== Work to complete ==
Your copy should hold exactly the lines from the one containing "Recreate this image as a web" to the one containing "const xIdx = [0, 1, 2];", inclusive, with no pictures.

== Provided records ==
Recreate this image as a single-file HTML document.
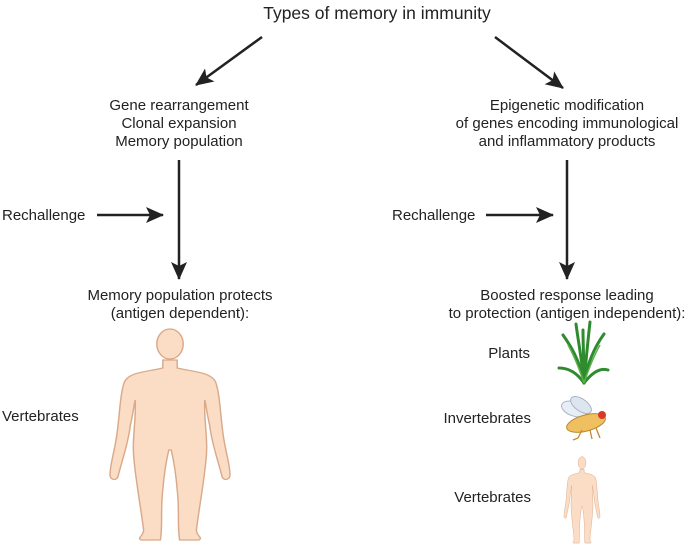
<!DOCTYPE html>
<html><head><meta charset="utf-8"><style>
html,body{margin:0;padding:0;background:#fff;}
svg{display:block;}
text{font-family:"Liberation Sans",sans-serif;fill:#222;}
</style></head><body>
<svg width="685" height="546" viewBox="0 0 685 546" xmlns="http://www.w3.org/2000/svg">
<defs>
<marker id="ahb" markerWidth="18" markerHeight="16" refX="17" refY="8" orient="auto" markerUnits="userSpaceOnUse">
<path d="M0,0 L18,8 L0,16 L4,8 Z" fill="#222"/>
</marker>
<g id="human">
<path d="M-6,-70 L-6,-62 C-20,-58 -34,-58 -38,-48 C-42,-35 -42,-10 -45,10 C-47,25 -50,35 -50,45 C-50,50 -44,52 -43,45 C-40,30 -35,15 -33,-5 C-31,-15 -30,-25 -29,-30 C-28,-10 -32,10 -30,30 C-28,55 -24,80 -22,100 C-22,106 -28,108 -24,110 L-8,110 C-6,95 -8,80 -6,60 C-5,45 -3,30 -1,20 L1,20 C3,30 5,45 6,60 C8,80 6,95 8,110 L24,110 C28,108 22,106 22,100 C24,80 28,55 30,30 C32,10 28,-10 29,-30 C30,-25 31,-15 33,-5 C35,15 40,30 43,45 C44,52 50,50 50,45 C50,35 47,25 45,10 C42,-10 42,-35 38,-48 C34,-58 20,-58 6,-62 L6,-70 Z" fill="#fbdcc4" stroke="#d9a98a" stroke-width="1.2"/>
<ellipse cx="0" cy="-86" rx="11" ry="15" fill="#fbdcc4" stroke="#d9a98a" stroke-width="1.2"/>
</g>
</defs>

<text x="377" y="19" font-size="17.5" text-anchor="middle">Types of memory in immunity</text>
<line x1="262" y1="37" x2="196" y2="85" stroke="#222" stroke-width="2.5" marker-end="url(#ahb)"/>
<line x1="495" y1="37" x2="563" y2="88" stroke="#222" stroke-width="2.5" marker-end="url(#ahb)"/>

<g font-size="15" text-anchor="middle">
<text x="179" y="110">Gene rearrangement</text>
<text x="179" y="128">Clonal expansion</text>
<text x="179" y="146">Memory population</text>
<text x="567" y="110">Epigenetic modification</text>
<text x="567" y="128">of genes encoding immunological</text>
<text x="567" y="146">and inflammatory products</text>
</g>

<line x1="179" y1="160" x2="179" y2="279" stroke="#222" stroke-width="2.5" marker-end="url(#ahb)"/>
<line x1="567" y1="160" x2="567" y2="279" stroke="#222" stroke-width="2.5" marker-end="url(#ahb)"/>

<text x="2" y="220" font-size="15">Rechallenge</text>
<line x1="97" y1="215" x2="163" y2="215" stroke="#222" stroke-width="2.5" marker-end="url(#ahb)"/>
<text x="392" y="220" font-size="15">Rechallenge</text>
<line x1="486" y1="215" x2="553" y2="215" stroke="#222" stroke-width="2.5" marker-end="url(#ahb)"/>

<g font-size="15" text-anchor="middle">
<text x="180" y="300">Memory population protects</text>
<text x="180" y="318">(antigen dependent):</text>
<text x="567" y="300">Boosted response leading</text>
<text x="567" y="318">to protection (antigen independent):</text>
</g>

<use href="#human" transform="translate(170,430) scale(1.2,1.0)"/>
<text x="2" y="421" font-size="15">Vertebrates</text>

<text x="530" y="358" font-size="15" text-anchor="end">Plants</text>
<g stroke="#2e8b2e" stroke-width="3" fill="none" stroke-linecap="round">
<path d="M584,383 C580,360 570,345 563,335"/>
<path d="M584,383 C582,360 578,340 576,324"/>
<path d="M584,383 C586,360 588,340 590,322"/>
<path d="M584,383 C588,360 596,345 604,334"/>
<path d="M584,383 C575,370 566,368 559,368"/>
<path d="M584,383 C594,370 602,368 608,370"/>
<path d="M584,383 C584,360 583,345 583,330"/>
</g>
<g stroke="#5bb04a" stroke-width="1.5" fill="none">
<path d="M584,383 C578,365 572,352 568,345"/>
<path d="M584,383 C590,365 596,352 600,345"/>
</g>

<text x="531" y="423" font-size="15" text-anchor="end">Invertebrates</text>
<ellipse cx="574" cy="409" rx="13" ry="7" fill="#e8eef6" stroke="#aab6c4" transform="rotate(20 574 409)"/>
<ellipse cx="581" cy="405" rx="12" ry="6" fill="#dde6f0" stroke="#aab6c4" transform="rotate(35 581 405)"/>
<ellipse cx="586" cy="423" rx="20" ry="8" fill="#f0c060" stroke="#b98a2e" transform="rotate(-15 586 423)"/>
<circle cx="602" cy="415" r="4" fill="#d83a2a"/>
<g stroke="#c08a30" stroke-width="1.3" fill="none">
<path d="M582,430 l-4,8 l-5,2"/><path d="M590,430 l2,9"/><path d="M596,428 l4,10"/>
</g>

<text x="531" y="502" font-size="15" text-anchor="end">Vertebrates</text>
<use href="#human" transform="translate(582,498) scale(0.36,0.41)"/>
</svg>
</body></html>
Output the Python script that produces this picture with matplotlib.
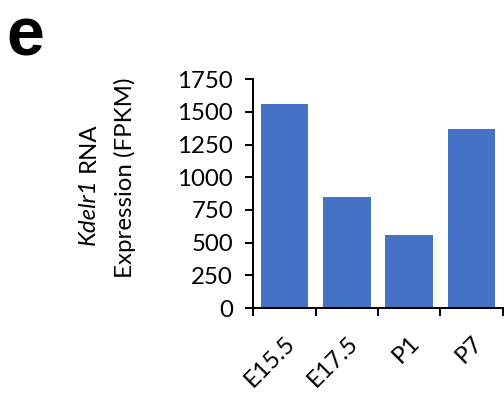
import matplotlib
matplotlib.use("Agg")
import matplotlib.pyplot as plt
import numpy as np

stages = ["E15.5", "E17.5", "P1", "P7"]
fpkm = [1558, 846, 558, 1373]
yticks = [0, 250, 500, 750, 1000, 1250, 1500, 1750]

plt.rcParams['font.family'] = 'Lato'
FS = 24

fig = plt.figure(figsize=(7, 5.5), dpi=72)
ax = fig.add_axes([0.502, 0.222, 0.496, 0.578])

x = np.arange(len(stages))
ax.bar(x, fpkm, width=0.76, color='#4472C4', zorder=2)

ax.set_xlim(-0.5, len(stages) - 0.5)
ax.set_ylim(0, 1750)
ax.set_yticks(yticks)
ax.set_yticklabels([str(v) for v in yticks])

# ticks sit on the category boundaries, labels at the bar centres
ax.set_xticks(np.arange(len(stages) + 1) - 0.5)
ax.set_xticklabels([])
ax.set_xticks(x, minor=True)
ax.set_xticklabels(stages, minor=True, rotation=45, ha='right', va='top',
                   rotation_mode='anchor')
ax.tick_params(axis='x', which='minor', length=0, pad=24, labelsize=FS)
ax.tick_params(axis='x', which='major', direction='out', length=8, width=2)
ax.tick_params(axis='y', direction='out', length=8, width=2, pad=12, labelsize=FS)

for s in ['top', 'right']:
    ax.spines[s].set_visible(False)
for s in ['left', 'bottom']:
    ax.spines[s].set_linewidth(2)

# two-line y label, gene name in italics
t1 = fig.text(0.175, 0.381, 'Kdelr1', rotation=90, ha='center', va='bottom',
              fontsize=FS, style='italic')
ax.annotate('RNA', xy=(0.5, 1.0), xycoords=t1, xytext=(0, 6),
            textcoords='offset points', rotation=90, ha='center',
            va='bottom', fontsize=FS, annotation_clip=False)
fig.text(0.248, 0.55, 'Expression (FPKM)', rotation=90, ha='center', va='center',
         fontsize=FS)
fig.text(0.012, 0.985, 'e', fontsize=68, fontweight='bold',
         family='Liberation Sans', ha='left', va='top')

fig.savefig('out.png', dpi=72)
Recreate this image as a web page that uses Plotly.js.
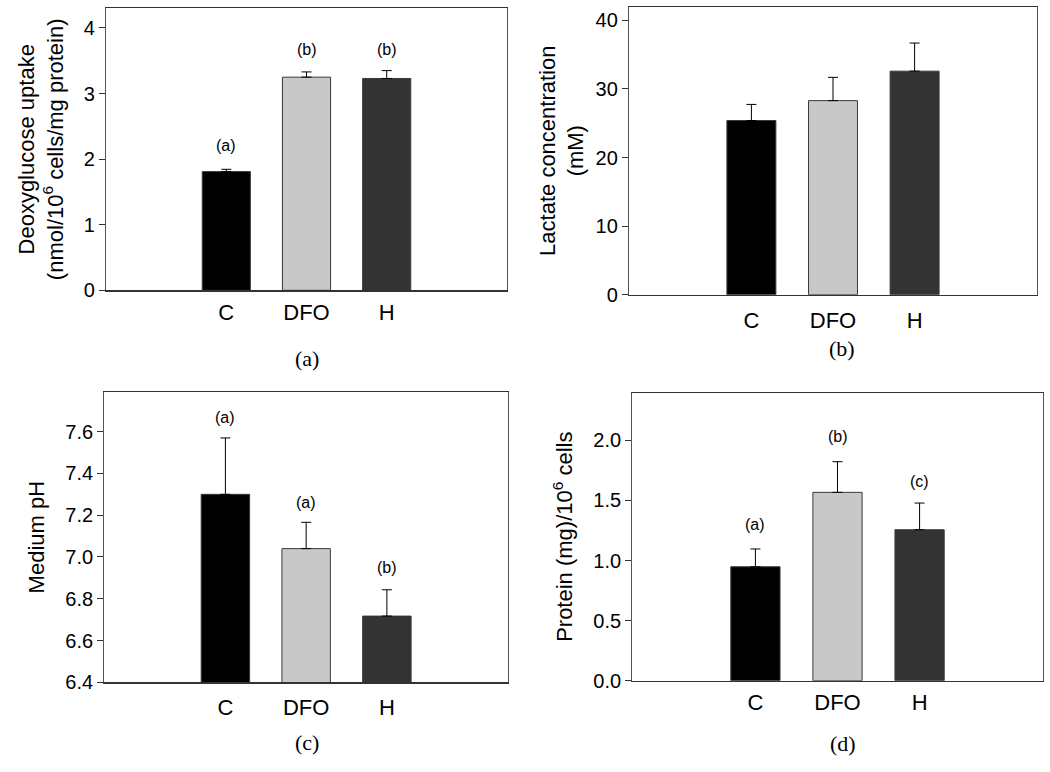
<!DOCTYPE html>
<html>
<head>
<meta charset="utf-8">
<script src="https://cdn.plot.ly/plotly-3.0.1.min.js"></script>
<style>html,body{margin:0;padding:0;background:#fff;}</style>
</head>
<body>
<div id="chart" style="width:1050px;height:772px;"></div>
<script>
// ---- data ----
const categories = ["C", "DFO", "H"];
const barColors = ["#000000", "#c8c8c8", "#333333"];

const deoxyglucose = [1.81, 3.25, 3.23];
const deoxyglucoseErr = [0.035, 0.08, 0.12];
const deoxyglucoseLetters = ["(a)", "(b)", "(b)"];
const deoxyglucoseLetterY = [2.21, 3.67, 3.67];

const lactate = [25.4, 28.3, 32.6];
const lactateErr = [2.35, 3.4, 4.1];

const mediumPH = [7.30, 7.04, 6.717];
const mediumPHErr = [0.27, 0.126, 0.126];
const mediumPHLetters = ["(a)", "(a)", "(b)"];
const mediumPHLetterY = [7.67, 7.26, 6.95];

const protein = [0.948, 1.567, 1.256];
const proteinErr = [0.148, 0.255, 0.222];
const proteinLetters = ["(a)", "(b)", "(c)"];
const proteinLetterY = [1.30, 2.03, 1.656];

const panelCaptions = ["(a)", "(b)", "(c)", "(d)"];
const yTitles = [
  "Deoxyglucose uptake<br>(nmol/10<sup>6</sup> cells/mg protein)",
  "Lactate concentration<br>(mM)",
  "Medium pH",
  "Protein (mg)/10<sup>6</sup> cells"
];

// ---- build ----
const SANS = "Liberation Sans, Arial, sans-serif";
const SERIF = "Liberation Serif, Times New Roman, serif";
const xIdx = [0, 1, 2];

function barTrace(vals, errs, n) {
  return {
    type: "bar",
    x: xIdx,
    y: vals,
    width: 0.6,
    marker: {color: barColors, line: {color: "#3a3a3a", width: 1}},
    error_y: {type: "data", symmetric: false, array: errs, arrayminus: vals.map(() => 0),
              color: "#000", thickness: 1, width: 5},
    xaxis: "x" + (n === 1 ? "" : n),
    yaxis: "y" + (n === 1 ? "" : n),
    showlegend: false,
    hoverinfo: "x+y"
  };
}

const data = [
  barTrace(deoxyglucose, deoxyglucoseErr, 1),
  barTrace(lactate, lactateErr, 2),
  barTrace(mediumPH, mediumPHErr, 3),
  barTrace(protein, proteinErr, 4)
];

const W = 1050, H = 772;
const boxes = [
  {l: 106, r: 507, t: 8.3, b: 290.3},
  {l: 629, r: 1037, t: 6.7, b: 294.7},
  {l: 104.3, r: 508, t: 392, b: 682.3},
  {l: 632.3, r: 1042.7, t: 392.7, b: 680.7}
];
const yRanges = [[0, 4.3], [0, 42], [6.4, 7.79], [0, 2.396]];
const yDticks = [1, 10, 0.2, 0.5];
const yFormats = ["d", "d", ".1f", ".1f"];
const standoffs = [14, 5, 14, 14];
const xLabelPad = [2, 6, 5, 2];

const layout = {
  width: W, height: H,
  margin: {l: 0, r: 0, t: 0, b: 0},
  paper_bgcolor: "#fff", plot_bgcolor: "#fff",
  font: {family: SANS, color: "#000"},
  bargap: 0.4,
  annotations: [],
  showlegend: false
};

boxes.forEach((bx, i) => {
  const n = i + 1;
  const sx = n === 1 ? "" : String(n);
  layout["xaxis" + sx] = {
    domain: [bx.l / W, bx.r / W],
    anchor: "y" + sx,
    range: [-1.5, 3.5],
    tickmode: "array", tickvals: xIdx, ticktext: categories,
    ticks: "outside", ticklen: xLabelPad[i], tickcolor: "rgba(0,0,0,0)",
    tickfont: {family: SANS, size: 22, color: "#000"},
    showline: true, linecolor: "#333", linewidth: 1.2, mirror: true,
    showgrid: false, zeroline: false, fixedrange: true
  };
  layout["yaxis" + sx] = {
    domain: [1 - bx.b / H, 1 - bx.t / H],
    anchor: "x" + sx,
    range: yRanges[i],
    dtick: yDticks[i], tick0: 0, tickformat: yFormats[i],
    ticks: "outside", ticklen: 6, tickcolor: "#333", tickwidth: 1,
    tickfont: {family: SANS, size: 20, color: "#000"},
    showline: true, linecolor: "#555", linewidth: 1.2, mirror: true,
    showgrid: false, zeroline: false, fixedrange: true,
    title: {text: yTitles[i], font: {family: SANS, size: 22, color: "#000"}, standoff: standoffs[i]}
  };
  layout["yaxis" + (n + 4)] = {
    overlaying: "y" + sx, anchor: "x" + sx, side: "right",
    range: yRanges[i], dtick: yDticks[i], tick0: 0,
    ticks: "inside", ticklen: 5, tickcolor: "#333", tickwidth: 1,
    showticklabels: false, showline: false, showgrid: false, zeroline: false, fixedrange: true
  };
});

function addLetters(letters, ys, n) {
  const sx = n === 1 ? "" : String(n);
  letters.forEach((t, k) => {
    layout.annotations.push({
      text: t, x: xIdx[k], y: ys[k], xref: "x" + sx, yref: "y" + sx,
      showarrow: false, font: {family: SANS, size: 16, color: "#000"}
    });
  });
}
addLetters(deoxyglucoseLetters, deoxyglucoseLetterY, 1);
addLetters(mediumPHLetters, mediumPHLetterY, 3);
addLetters(proteinLetters, proteinLetterY, 4);

const captionPos = [[307, 358], [842, 348], [307, 742], [843, 743]];
panelCaptions.forEach((c, i) => {
  layout.annotations.push({
    text: c, xref: "paper", yref: "paper",
    x: captionPos[i][0] / W, y: 1 - captionPos[i][1] / H,
    xanchor: "center", yanchor: "middle", showarrow: false,
    font: {family: SERIF, size: 22, color: "#000"}
  });
});

Plotly.newPlot("chart", data, layout, {displayModeBar: false, staticPlot: true});
</script>
</body>
</html>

== Solution to this problem ==
Recreate this image as a web page that uses Plotly.js.
<!DOCTYPE html>
<html>
<head>
<meta charset="utf-8">
<script src="https://cdn.plot.ly/plotly-3.0.1.min.js"></script>
<style>html,body{margin:0;padding:0;background:#fff;}</style>
</head>
<body>
<div id="chart" style="width:1050px;height:772px;"></div>
<script>
// ---- data ----
const categories = ["C", "DFO", "H"];
const barColors = ["#000000", "#c8c8c8", "#333333"];

const deoxyglucose = [1.81, 3.25, 3.23];
const deoxyglucoseErr = [0.035, 0.08, 0.12];
const deoxyglucoseLetters = ["(a)", "(b)", "(b)"];
const deoxyglucoseLetterY = [2.21, 3.67, 3.67];

const lactate = [25.4, 28.3, 32.6];
const lactateErr = [2.35, 3.4, 4.1];

const mediumPH = [7.30, 7.04, 6.717];
const mediumPHErr = [0.27, 0.126, 0.126];
const mediumPHLetters = ["(a)", "(a)", "(b)"];
const mediumPHLetterY = [7.67, 7.26, 6.95];

const protein = [0.948, 1.567, 1.256];
const proteinErr = [0.148, 0.255, 0.222];
const proteinLetters = ["(a)", "(b)", "(c)"];
const proteinLetterY = [1.30, 2.03, 1.656];

const panelCaptions = ["(a)", "(b)", "(c)", "(d)"];
const yTitles = [
  "Deoxyglucose uptake<br>(nmol/10<sup>6</sup> cells/mg protein)",
  "Lactate concentration<br>(mM)",
  "Medium pH",
  "Protein (mg)/10<sup>6</sup> cells"
];

// ---- build ----
const SANS = "Liberation Sans, Arial, sans-serif";
const SERIF = "Liberation Serif, Times New Roman, serif";
const xIdx = [0, 1, 2];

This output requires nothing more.